Given the opportunity, how would you change New York? Less expense overall and more convenience traveling between Queens and Brooklyn would be a good start. More accessibility to high quality education for those with limited means would also be on my list of things to do. Higher quality health care for the uninsured (had some nightmare experiences while uninsured) would also be essential.

Under what circumstance have you thought about leaving New York? I’ve gone through periods where finances were so tight and good jobs seemed so scarce that I considered giving up on New York and moving away…but when I considered my alternatives, I realized that I couldn’t think of anywhere else that I’d rather live right now.

Do you have a favorite New York celebrity sighting or encounter? I saw Sonic Youth guitarist Lee Ranaldo eating burgers with a small group of children at The Shake Shack in Madison Square Park. It was really endearing, and kind of changed my perception of him and Sonic Youth in general.

What's your current soundtrack? The ambient sound of New Yorkers mixed with whatever is playing on my iPod or in my mind at the moment. My music tastes are too varied and my collection too abundant to narrow down into an answer to this question.

What's the best subway line? I haven’t ridden them all, so I can’t claim to know which is the best. I’m rather fond of the N & W trains, though—smooth rides, above ground in Queens, with great people watching.

Favorite place for people watching. New York is so rich with diversity that the entire city is amazing for people watching. Subways are great, as are parks, concerts, and any other event locations.

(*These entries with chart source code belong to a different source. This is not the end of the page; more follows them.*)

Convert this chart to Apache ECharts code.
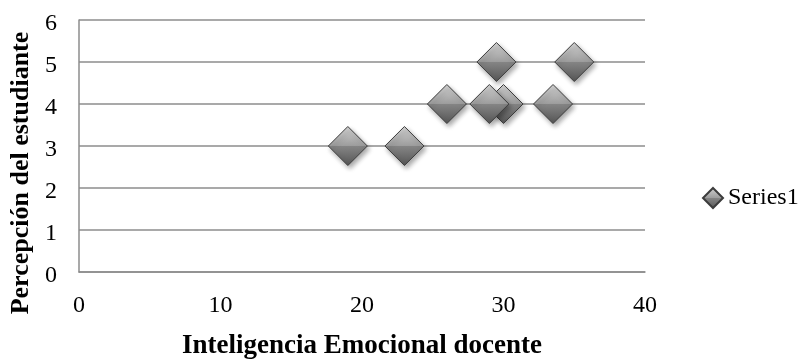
<!DOCTYPE html>
<html>
<head>
	<meta charset="UTF-8">
	<title>Scatter</title>
	<script src="https://cdn.jsdelivr.net/npm/echarts@6/dist/echarts.min.js"></script>
	<style type="text/css">
		body{ margin:0px; background-color:#FFFFFF; }
		#container{ width:803px; height:361px; }
	</style>
</head>
<body>
<div id="container"></div>
<script type="text/javascript">

// values
var seriesName = 'Series1';
var xValues = [19, 23, 26, 30, 29, 33.5, 29.5, 35];
var yValues = [3, 3, 4, 4, 4, 4, 5, 5];
var xTicks = { min: 0, max: 40, interval: 10 };
var yTicks = { min: 0, max: 6, interval: 1 };
var xTitle = 'Inteligencia Emocional docente';
var yTitle = 'Percepción del estudiante';

var points = [];
for (var i = 0; i < xValues.length; i++) {
	points.push([xValues[i], yValues[i]]);
}

var fontName = "'Liberation Serif', 'DejaVu Serif', serif";

// diamond fill: lighter upper half, darker lower half
var markFill = new echarts.graphic.LinearGradient(0, 0, 0, 1, [
	{ offset: 0, color: '#d4d4d4' },
	{ offset: 0.5, color: '#9c9c9c' },
	{ offset: 0.5, color: '#858585' },
	{ offset: 1, color: '#555555' }
]);

var myChart = echarts.init(document.getElementById('container'));
var option = {
	animation: false,
	textStyle: { fontFamily: fontName },
	grid: {
		left: 79, right: 158, top: 20, bottom: 89,
		containLabel: false,
		outerBoundsMode: 'none'
	},
	legend: {
		orient: 'vertical',
		left: 697,
		top: 181,
		icon: 'diamond',
		itemWidth: 20,
		itemHeight: 20,
		itemGap: 4,
		textStyle: { fontFamily: fontName, fontSize: 24, color: '#000' },
		data: [seriesName]
	},
	xAxis: {
		type: 'value',
		min: xTicks.min, max: xTicks.max, interval: xTicks.interval,
		name: xTitle,
		nameLocation: 'middle',
		nameGap: 61,
		nameTextStyle: { fontFamily: fontName, fontSize: 27, fontWeight: 'bold', color: '#000' },
		axisLine: { show: true, lineStyle: { color: '#8c8c8c', width: 1.5 } },
		axisTick: { show: false },
		axisLabel: { margin: 22, fontFamily: fontName, fontSize: 24, color: '#000' },
		splitLine: { show: false }
	},
	yAxis: {
		type: 'value',
		min: yTicks.min, max: yTicks.max, interval: yTicks.interval,
		name: yTitle,
		nameLocation: 'middle',
		nameGap: 41,
		nameTextStyle: {
			fontFamily: fontName, fontSize: 26, fontWeight: 'bold', color: '#000',
			padding: [0, 54, 0, 0]
		},
		axisLine: { show: true, lineStyle: { color: '#8c8c8c', width: 1.5 } },
		axisTick: { show: false },
		axisLabel: {
			margin: 22,
			formatter: '{t|{value}}',
			rich: {
				t: { fontFamily: fontName, fontSize: 24, color: '#000', padding: [7, 0, 0, 0] }
			}
		},
		splitLine: { show: true, lineStyle: { color: '#8c8c8c', width: 1.5 } }
	},
	series: [{
		name: seriesName,
		type: 'scatter',
		symbol: 'diamond',
		symbolSize: 39,
		data: points,
		itemStyle: {
			color: markFill,
			borderColor: '#3c3c3c',
			borderWidth: 1,
			opacity: 1,
			shadowBlur: 5,
			shadowOffsetX: 2,
			shadowOffsetY: 3,
			shadowColor: 'rgba(0,0,0,0.35)'
		},
		emphasis: { disabled: true }
	}]
};

myChart.setOption(option, true);

window.onresize = function() {
	myChart.resize();
};

</script>
</body>
</html>
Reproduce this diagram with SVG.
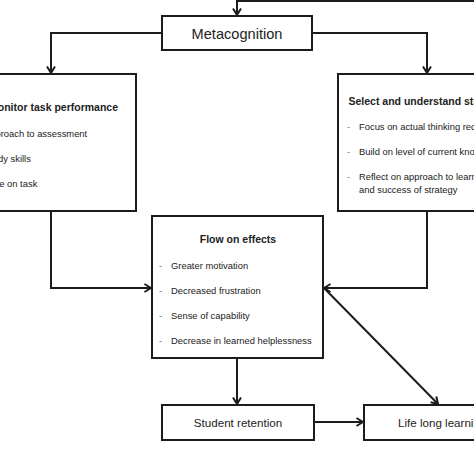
<svg xmlns="http://www.w3.org/2000/svg" width="474" height="474" viewBox="0 0 474 474">
<style>
.box{fill:#fff;stroke:#1c1c1c;stroke-width:2}
.con{fill:none;stroke:#1c1c1c;stroke-width:2}
text{font-family:"Liberation Sans",Arial,sans-serif;fill:#222}
.big{font-size:14.6px}
.mid{font-size:11.6px}
.ttl{font-size:10.5px;font-weight:bold}
.itm{font-size:9.4px}
.dash{font-size:9.4px;fill:#777}
</style>
<defs>
<marker id="arr" viewBox="0 0 10 10" refX="9" refY="5" markerWidth="10" markerHeight="10" markerUnits="userSpaceOnUse" orient="auto">
<path d="M2.5,1 L9,5 L2.5,9" fill="none" stroke="#1c1c1c" stroke-width="2"/>
</marker>
</defs>
<rect width="474" height="474" fill="#fff"/>
<g id="connectors">
<path class="con" d="M474,1 H237 V15" marker-end="url(#arr)"/>
<path class="con" d="M162,33 H51 V73" marker-end="url(#arr)"/>
<path class="con" d="M312,33 H427 V73" marker-end="url(#arr)"/>
<path class="con" d="M51,211 V288 H151" marker-end="url(#arr)"/>
<path class="con" d="M427,211 V288 H324" marker-end="url(#arr)"/>
<path class="con" d="M324,288 L438,404" marker-end="url(#arr)"/>
<path class="con" d="M237,358 V404" marker-end="url(#arr)"/>
<path class="con" d="M314,422 H363" marker-end="url(#arr)"/>
</g>
<g id="metacognition">
<rect class="box" x="162" y="16" width="150" height="34"/>
<text class="big" x="237" y="39" text-anchor="middle">Metacognition</text>
</g>
<g id="monitor">
<rect class="box" x="-40" y="74" width="176" height="137"/>
<text class="ttl" x="118" y="111" text-anchor="end">Monitor task performance</text>
<text class="dash" x="-27" y="136.5">-</text>
<text class="itm" x="-16" y="136.5">Approach to assessment</text>
<text class="dash" x="-27" y="161.5">-</text>
<text class="itm" x="-16" y="161.5">Study skills</text>
<text class="dash" x="-27" y="186.5">-</text>
<text class="itm" x="-16" y="186.5">Time on task</text>
</g>
<g id="select">
<rect class="box" x="338" y="74" width="180" height="137"/>
<text class="ttl" x="348.5" y="105">Select and understand strategies</text>
<text class="dash" x="347" y="129.5">-</text>
<text class="itm" x="359" y="129.5">Focus on actual thinking required</text>
<text class="dash" x="347" y="154.5">-</text>
<text class="itm" x="359" y="154.5">Build on level of current knowledge</text>
<text class="dash" x="347" y="179.5">-</text>
<text class="itm" x="359" y="179.5">Reflect on approach to learning</text>
<text class="itm" x="359" y="192.5">and success of strategy</text>
</g>
<g id="flow">
<rect class="box" x="152" y="216" width="171" height="142"/>
<text class="ttl" x="238" y="243" text-anchor="middle">Flow on effects</text>
<text class="dash" x="159" y="268.5">-</text>
<text class="itm" x="171" y="268.5">Greater motivation</text>
<text class="dash" x="159" y="293.5">-</text>
<text class="itm" x="171" y="293.5">Decreased frustration</text>
<text class="dash" x="159" y="318.5">-</text>
<text class="itm" x="171" y="318.5">Sense of capability</text>
<text class="dash" x="159" y="343.5">-</text>
<text class="itm" x="171" y="343.5">Decrease in learned helplessness</text>
</g>
<g id="retention">
<rect class="box" x="162" y="405" width="152" height="35"/>
<text class="mid" x="238" y="427" text-anchor="middle">Student retention</text>
</g>
<g id="lifelong">
<rect class="box" x="364" y="405" width="150" height="35"/>
<text class="mid" x="398" y="427">Life long learning</text>
</g>
</svg>
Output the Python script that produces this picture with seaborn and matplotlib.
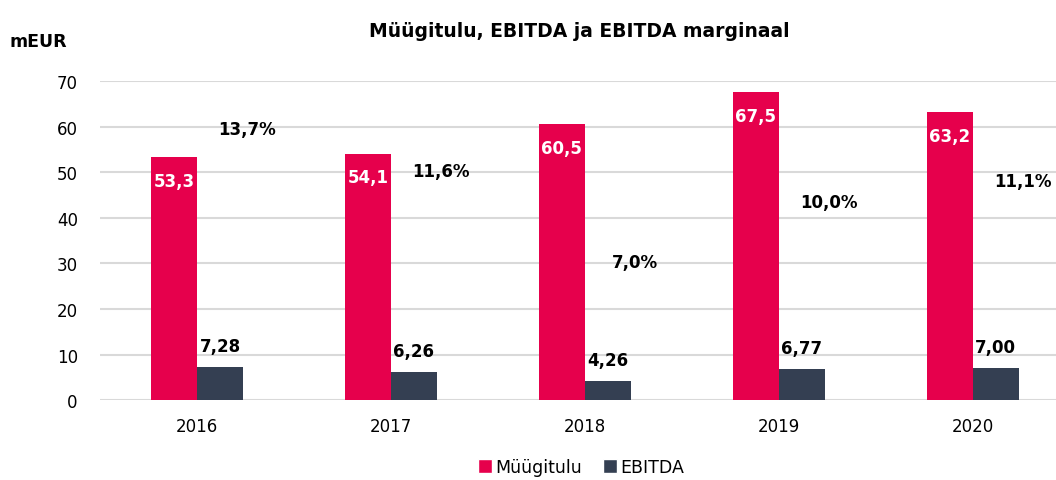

Best cheap eat in the city. I don’t really feel qualified to answer this in a city populated by foodies and food bloggers - especially since my culinary experiences in New York are very limited. Having said that, I really love the Azteca Pride El Rey Del Taco Truck off the 30th ave. stop in Astoria. The owner has also opened a restaurant by the same name which has been both good and cheap every time I’ve been there. Outside of Queens, I love Shake Shack, but that’s hardly a revelation for anyone who’s lived here for awhile.